Avant d’ajouter, et c’est là que ça se gâte: «Mais il ne faut pas créer une offre en mettant en avant dans un manuel des pratiques qui peuvent dépasser les limites.» Car oui, le fameux manuel évoqué plus haut fait des vagues, et des grosses. Disponible seulement en allemand à l’usage des enseignants des cantons de Bâle-Ville et Zurich, il suggère entre autres revigorants exercices, une simulation de sodomie.

Ce qui émeut naturellement plus d’un parlementaire outre-Sarine, surtout s’il est encarté UDC. «Ce livre n’a pas sa place dans les cours d’éducation sexuelle!

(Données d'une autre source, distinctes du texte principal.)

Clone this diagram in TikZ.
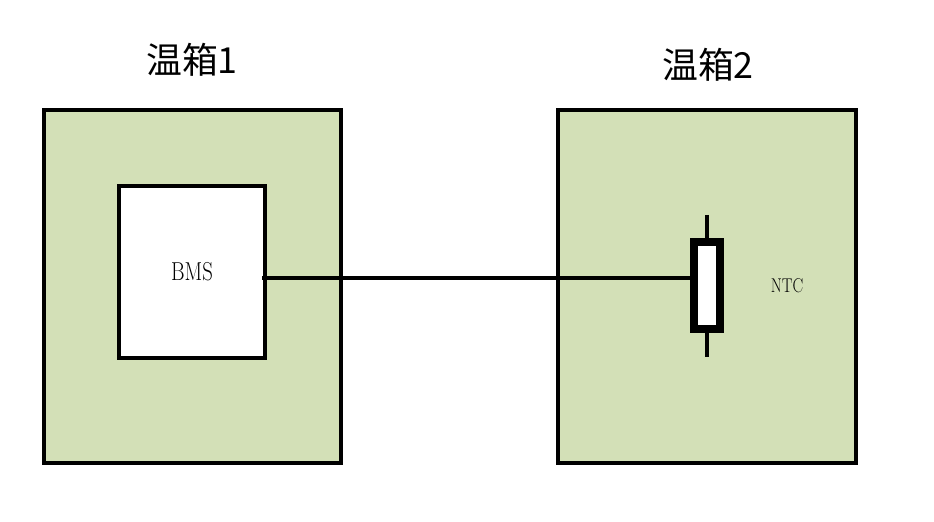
\documentclass[tikz,border=0pt]{standalone}
\usepackage{fontspec}
\newfontfamily\cjk{Noto Sans CJK SC}
\definecolor{boxgreen}{RGB}{211,224,183}
\begin{document}
\begin{tikzpicture}[x=1bp,y=-1bp,
  box/.style={draw=black,line width=4bp},
  wire/.style={draw=black,line width=4bp}]
\useasboundingbox (0,0) rectangle (934,522);
\path[box,fill=boxgreen] (44,110) rectangle (341,463);
\path[box,fill=boxgreen] (558,110) rectangle (856,463);
\path[box,fill=white] (119,186) rectangle (265,358);
\node[font=\fontsize{26}{30}\selectfont, xscale=0.8] (bms) at (192,272) {BMS};
\node[font=\cjk\fontsize{36}{40}\selectfont] (t1) at (192,60) {温箱1};
\node[font=\cjk\fontsize{36}{40}\selectfont] (t2) at (708,65) {温箱2};
\coordinate (a) at (262,278);
\coordinate (b) at (691,278);
\draw[wire] (a) -- (b);
\draw[line width=4bp] (707,215) -- (707,240);
\draw[line width=4bp] (707,331) -- (707,357);
\draw[line width=8bp,fill=white] (694,242) rectangle (720,329);
\node[font=\fontsize{20}{24}\selectfont, xscale=0.8] (ntc) at (787,286) {NTC};
\end{tikzpicture}
\end{document}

Les cantons concernés doivent immédiatement le retirer», a décrété l’un deux dans la feuille «20 Minuten». Résumé en 20 secondes: prôner la tolérance envers la diversité sexuelle c’est une chose, passer aux travaux pratiques, c’en est une autre.

Sur ce, un jeune exalté djihadiste rentre au pays de Heidi. Vous arrive du proche et compliqué Orient. Là aussi, se dit-on, pas la peine de couper les poils de barbe en huit. Sécurité d’abord. Mettre le kamikaze potentiel hors d’état de nuire.

Spécialiste de terrorisme, Jean-Paul Rouiller dépeint pourtant une «tâche colossale» qui attend les enquêteurs face au suspect: «Comprendre ce qu’il cherchait à faire, savoir s’il est allé en Syrie, et surtout, déterminer les motivations profondes de son retour.» Autrement dit conduire de front une enquête pénale, un examen psychologique et une évaluation de la menace potentielle que représente ce fils prodigue d’un nouveau genre.

Et puis, allez donc prouver quoi que ce soit. Pourtant, laisser en liberté par manque de preuves cette sorte de personnage peut conduire au pire. Cela a été démontré suffisamment dans les pays voisins ces derniers mois. Rouiller prône «finesse», «délicatesse», patience et tâtonnement. Non sans rappeler que les programmes de déradicalisation sont loin d’avoir fait leurs preuves. Nous voilà bien.

Connaissez-vous Henry Louis Mencken (1880-1956)? Surnommé le sage de Baltimore? Le Nietzsche américain? Journaliste, linguiste, satiriste, fils d’un marchand de cigares, c’est à lui qu’on doit cette sentence définitive: «Chaque problème complexe a une solution simple, claire et erronée.»